Voting in Brazil, Venezuela, USA

ElectionsVoting for municipal elections, nationwide, is over for today. It generated a major ecological disaster: political pamphlets covering sidewalks and streets. Gives another meaning to the phrase “dirty politics.”

• Attendance at church wasn’t as bad as expected, neither at SJCampos nor at Taubaté. Jorge was at the latter, so I didn’t have to do everything myself. I taught Bible school, directed the Lord’s supper and offering, as well as offered opening and closing prayers. Jorge preached and led singing.

• Usually, we have lunch at one of the malls on Sunday with Jorge and family. The food court usually doesn’t start filling up until around 1 or 1:30. Today it was mostly full by 12:30 when we arrived. Many got out early to do their voting, which meant they were up and about earlier. So lunch must have been earlier for them as well.

• Voting in Brazil is obligatory, by law. If you don’t vote, you have to “justify” your failure to fulfill your civic duty, and possibly pay a fine. A news source said that the city of São Paulo has over 8 million voters, 2.1 million of which have not finished grade school. The implication is they’re ignorant and don’t know how to vote, I guess. I know people with college educations who don’t seem to have much idea either.

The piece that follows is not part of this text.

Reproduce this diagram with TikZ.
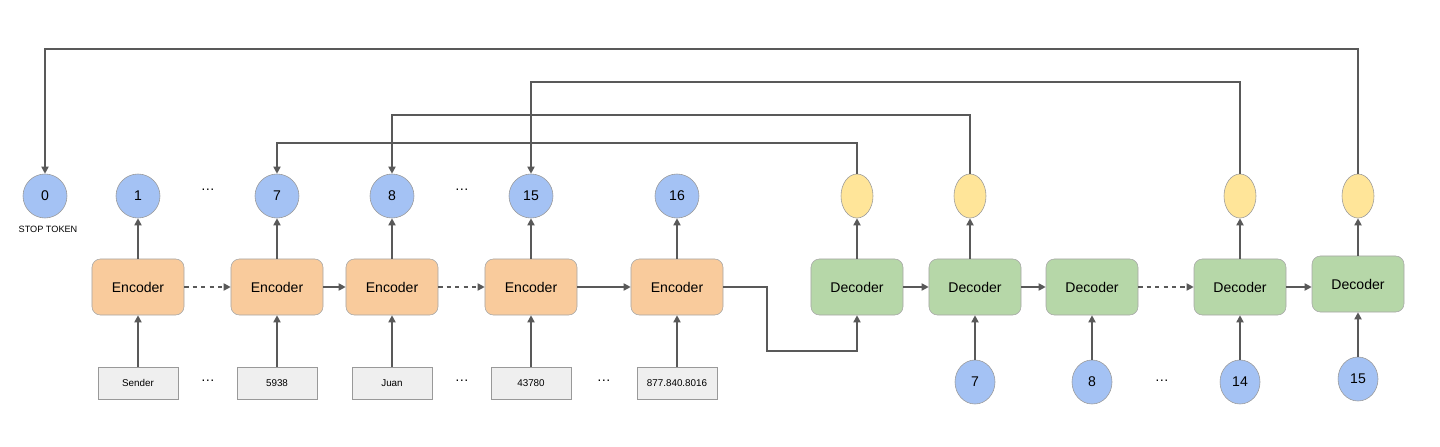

• In Brazil voting machines are electronic, the results being published within minutes of closing the polls. Machines are being tested that use fingerprints as proof of ID. Reckon the US would be interested in them? Nah, Dems don’t like requiring ID, might put the dead back to sleep. But then those machines might be hacked, some say. Always an opportunity for the dishonest.

• In the state of São Paulo, there are 86.472 voting machines. Of those, 114 failed and had to be replaced today. That, says the voting commission, is 0.13% of them.

• Venezuela had presidential elections today, and The Missus read that Chavez lost. Will he try for a coup? Recount? Election recall? Can you see him stepping down willingly? We can hope and pray.

• We’ve requested our absentee ballots from the US. We don’t vote in Brazil, aren’t citizens here. We want to be sure to vote in these November elections. We have some strong opinions this year. Just hoping the marvelous mail systems, Brazilian and American, get the ballots to us and back in time.

• People may have to vote here, but that doesn’t mean they will always cast a vote for someone. Some people will vote em branco, not fill out anything on the ballot, or nulo, disfigure their ballot so that it is thrown out. (You can lead a horse to water, …) Here, it’s part of the jeitinho brasileiro. Always a way around it.

• The more I see of the political process, the more jaded I get. Or maybe R. Reagan spoiled me. He was a good man, and a great one. Men like him don’t come around every four years. And none seem to be appearing on the horizon. Though some are less bad than others.